I'm fully aware that when someone like myself has been really hyping up a certain picture for a while...and they finally see it...and it turns out, surprise!, they're in love with it, it almost seems forced if not bordering on self-fulfilling prophecy. But when Asghar Farhadi (whom I met before the screening and is a totally nice guy) introduced the film, he told us to forget anything we've heard about it and ordered us not to think about any awards it had won or what reviews we'd read of it or any preconceptions we'd held and to pretend that we have an appointment at 4:00 and were just looking for a way to kill time until then by watching that movie. And by the end of it, for the first time I've ever seen a 1 pm non-gala showing at a film festival, Farhadi rightfully received a standing ovation from the crowd.

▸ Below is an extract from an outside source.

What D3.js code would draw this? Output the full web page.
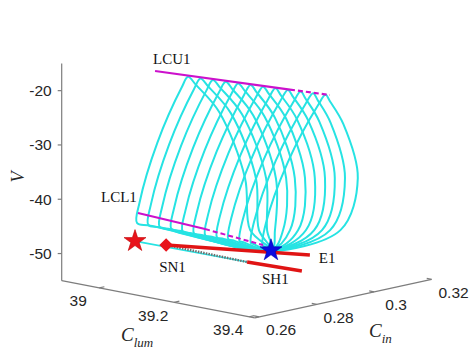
<!DOCTYPE html>
<html><head><meta charset="utf-8">
<script src="https://cdn.jsdelivr.net/npm/d3@7"></script>
<style>body{margin:0;background:#fff}svg{display:block}</style>
</head><body>
<svg id="c" width="474" height="355"></svg>
<script>
// ---- axis data ----
const clumDomain = [38.9, 39.415];
const cinDomain = [0.2585, 0.32];
const vDomain = [-55, -15];
const clumTicks = [39, 39.2, 39.4];
const cinTicks = [0.26, 0.28, 0.3, 0.32];
const vTicks = [-50, -40, -30, -20];

// ---- limit cycle family (one loop per Cin value) ----
const loopCin    = [0.283, 0.2855, 0.288, 0.2905, 0.293, 0.2955, 0.298, 0.3005, 0.303, 0.3055, 0.308, 0.3105];
const peakClum   = [39.049, 39.063, 39.077, 39.092, 39.106, 39.120, 39.134, 39.148, 39.162, 39.177, 39.191, 39.205];
const peakV      = [-18.3, -18.7, -19.1, -19.5, -19.9, -20.3, -20.7, -21.1, -21.5, -21.9, -22.3, -22.7];
const bulgeClum  = [39.201, 39.211, 39.219, 39.226, 39.234, 39.238, 39.246, 39.253, 39.261, 39.268, 39.276, 39.291];
const bulgeV     = [-34.9, -35.1, -35.3, -35.5, -35.6, -35.9, -36.0, -36.2, -36.4, -36.6, -36.8, -36.9];
const troughClum = [38.913, 38.924, 38.935, 38.947, 38.958, 38.969, 38.980, 38.992, 39.003, 39.014, 39.025, 39.037];
const troughV    = [-47.0, -47.5, -48.0, -48.5, -49.1, -49.6, -50.1, -50.6, -51.1, -51.6, -52.1, -52.6];

// ---- special points and branches (Clum, Cin, V) ----
const sh1 = [39.14, 0.30, -51];
const sn1 = [39.052, 0.275, -48.3];
const redStar = [38.969, 0.275, -48.7];
const lcu1Solid  = [[39.011, 0.2765, -16.98], [39.1646, 0.3034, -21.45]];
const lcu1Dashed = [[39.1646, 0.3034, -21.45], [39.209, 0.3115, -22.8]];
const lcl1Solid  = [[38.9156, 0.283, -45.14], [38.981, 0.2978, -48.93]];
const lcl1Dashed = [[38.981, 0.2978, -48.93], [39.036, 0.3108, -52.64]];
const e1Branch   = [[39.052, 0.275, -48.3], [39.167, 0.31, -52.65]];
const unstableBranch = [[39.052, 0.275, -48.3], [39.153, 0.29, -51.83]];
const lowerBranch    = [[39.153, 0.29, -51.83], [39.184, 0.305, -54.8]];
const stableCyan     = [[38.969, 0.275, -48.7], [39.153, 0.29, -51.83]];

// ---- projection built from linear scales ----
const kx = d3.scaleLinear().domain(clumDomain).range([0, 1]);
const ky = d3.scaleLinear().domain(cinDomain).range([0, 1]);
const kz = d3.scaleLinear().domain(vDomain).range([0, 1]);
const O = [61.7, 280.7], EX = [193.1, 37.1], EY = [176.8, -38.4], EZ = [0, -217.2];
function P(c, n, v) {
  const a = kx(c), b = ky(n), z = kz(v);
  return [O[0] + a*EX[0] + b*EY[0] + z*EZ[0], O[1] + a*EX[1] + b*EY[1] + z*EZ[1]];
}
const Pt = d => P(d[0], d[1], d[2]);

const svg = d3.select('#c');
svg.append('rect').attr('width', 474).attr('height', 355).attr('fill', '#fff');

const axisCol = '#7d7d7d', textCol = '#262626';
const sansFont = '"Liberation Sans", Arial, sans-serif';
const serifFont = '"Liberation Serif", "Times New Roman", serif';
const c0 = clumDomain[0], c1 = clumDomain[1], n0 = cinDomain[0], n1 = cinDomain[1], v0 = vDomain[0], v1 = vDomain[1];
const seg = (a, b) => svg.append('line').attr('x1', a[0]).attr('y1', a[1]).attr('x2', b[0]).attr('y2', b[1])
  .attr('stroke', axisCol).attr('stroke-width', 1.2);

// axes
seg(P(c0, n0, v0), P(c0, n0, v1));
seg(P(c0, n0, v0), P(c1, n0, v0));
seg(P(c1, n0, v0), P(c1, n1, v0));

// V ticks
vTicks.forEach(v => {
  const p = P(c0, n0, v);
  seg(p, [p[0] - 4, p[1]]);
  svg.append('text').attr('x', p[0] - 10).attr('y', p[1] + 5.5).attr('text-anchor', 'end')
    .attr('font-family', sansFont).attr('font-size', 15.5).attr('fill', textCol).text(v);
});
// Clum ticks
clumTicks.forEach(c => {
  const p = P(c, n0, v0), q = P(c, n0 + 0.0018, v0);
  seg(p, q);
  svg.append('text').attr('x', p[0] - 21).attr('y', p[1] + 18.5).attr('text-anchor', 'middle')
    .attr('font-family', sansFont).attr('font-size', 15.5).attr('fill', textCol).text(c);
});
// Cin ticks
cinTicks.forEach(n => {
  const p = P(c1, n, v0), q = P(c1 - 0.013, n, v0);
  seg(p, q);
  svg.append('text').attr('x', p[0] + 22).attr('y', p[1] + 18.5).attr('text-anchor', 'middle')
    .attr('font-family', sansFont).attr('font-size', 15.5).attr('fill', textCol).text(n);
});

// axis titles
svg.append('text').attr('transform', 'translate(24,177) rotate(-90)').attr('text-anchor', 'middle')
  .attr('font-family', serifFont).attr('font-style', 'italic').attr('font-size', 18).attr('fill', textCol).text('V');
const tl = svg.append('text').attr('x', 121).attr('y', 341).attr('font-family', serifFont)
  .attr('font-style', 'italic').attr('font-size', 19).attr('fill', textCol);
tl.append('tspan').text('C');
tl.append('tspan').attr('font-size', 13).attr('dy', 6).text('lum');
const ti = svg.append('text').attr('x', 369).attr('y', 337).attr('font-family', serifFont)
  .attr('font-style', 'italic').attr('font-size', 19).attr('fill', textCol);
ti.append('tspan').text('C');
ti.append('tspan').attr('font-size', 13).attr('dy', 6).text('in');

// limit cycles
const closed = d3.line().curve(d3.curveCatmullRomClosed.alpha(0.5));
const L = (u, w, fx, fy) => [u[0] + fx*(w[0]-u[0]), u[1] + fy*(w[1]-u[1])];
const sp = Pt(sh1);
loopCin.forEach((n, k) => {
  const p = P(peakClum[k], n, peakV[k]);
  const r = P(bulgeClum[k], n, bulgeV[k]);
  const b = P(troughClum[k], n, troughV[k]);
  const pts = [p, L(p, r, 0.14, 0.08), L(p, r, 0.55, 0.35), r, L(r, sp, 0.2, 0.72), sp,
               L(b, sp, 0.1, 0.1), b, L(b, p, 0.05, 0.14), L(b, p, 0.4, 0.55), L(p, b, 0.12, 0.07)];
  svg.append('path').attr('d', closed(pts)).attr('fill', 'none')
    .attr('stroke', '#26e3e3').attr('stroke-width', 2).attr('stroke-linejoin', 'round');
});

const open = d3.line();
const drawLine = (data, col, w, dash) => {
  const e = svg.append('path').attr('d', open(data.map(Pt))).attr('fill', 'none')
    .attr('stroke', col).attr('stroke-width', w).attr('stroke-linecap', 'butt');
  if (dash) e.attr('stroke-dasharray', dash);
  return e;
};

// stable cyan branch from red star
drawLine(stableCyan, '#26e3e3', 1.6);
// LCU1 and LCL1
const mag = '#cc11cc';
drawLine(lcu1Solid, mag, 2.2);
drawLine(lcu1Dashed, mag, 2.2, '5,3');
drawLine(lcl1Solid, mag, 2);
drawLine(lcl1Dashed, mag, 2, '5,3');
// equilibrium branches
drawLine(unstableBranch, '#6e6e6e', 2.4, '1.5,1.2');
drawLine(lowerBranch, '#e01414', 3.5);
drawLine(e1Branch, '#e01414', 3.5);

// markers
const star = d3.symbol().type(d3.symbolStar).size(150)();
const rs = Pt(redStar);
svg.append('path').attr('d', star).attr('transform', `translate(${rs[0]},${rs[1]})`)
  .attr('fill', '#e8131b').attr('stroke', '#c00000').attr('stroke-width', 0.6);
const sn = Pt(sn1);
svg.append('path').attr('d', d3.symbol().type(d3.symbolSquare).size(92)())
  .attr('transform', `translate(${sn[0]},${sn[1]}) rotate(45)`).attr('fill', '#e8131b');
svg.append('path').attr('d', star).attr('transform', `translate(${sp[0]},${sp[1]})`)
  .attr('fill', '#0b0be0').attr('stroke', '#0000b0').attr('stroke-width', 0.6);

// labels
const lab = (txt, pt, dx, dy) => svg.append('text').attr('x', pt[0] + dx).attr('y', pt[1] + dy)
  .attr('font-family', serifFont).attr('font-size', 15).attr('fill', '#111').text(txt);
lab('LCU1', Pt(lcu1Solid[0]), -2, -7);
lab('LCL1', Pt(lcl1Solid[0]), -37, -11);
lab('SN1', sn, -7, 27);
lab('SH1', sp, -9, 34);
lab('E1', Pt(e1Branch[1]), 9, 8);
</script>
</body></html>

And boy howdy did he deserve it. It was honestly one of the most emotional, invigorating, aggravating, tense and visceral viewing experiences and reaction I've had to watching a film in a very long time. Perhaps it's a bit one-sided in favor of Nader to a fault, but his character still gets enough of a vague morality that comprises part of the film's beauty. Never before, I'll say, have I seen a film that so perfectly captures the ambiguity of human "truth." Let's just say that Meryl Streep's final line in Doubt had nowhere near the impact or stakes that a similar line delivered in this film had by any means. But you see temperatures flailing as two sides held black and white and defined sides when deep inside, both sides know they each have more nuances and complications to their stories that they will refuse to confront either out of their own shame or guilt or rationality's sake to win in the system of a legal court.

There were points in the film where I easily felt as hot-tempered as the characters themselves and by the end of it was basically shaking, and I think many in the audience felt the same way. I think I read somewhere that some felt that the sort-of-twist in the final act completely ruined it for them but I don't really think it was anything that I paid much attention or mind to while watching it because it all still fit with the rest of the film and the story, and if anything added a necessary complication to a certain character's side to the story that made me sympathize a little more with her actions despite how deep the implications of it ran, whereas otherwise I think that would have seemed weak. And to me it just speaks more to how intricately and beautifully constructed every word and character and action in Farhadi's script is, and each and every performance more or less seemed as intricate and beautiful as Farhadi had seemingly written them, and I totally understand why basically every actor won Best Actor or Best Actress at Berlin and why Isabella Rosselini's jury's decision was pretty unanimous. It's truly a marvel to behold.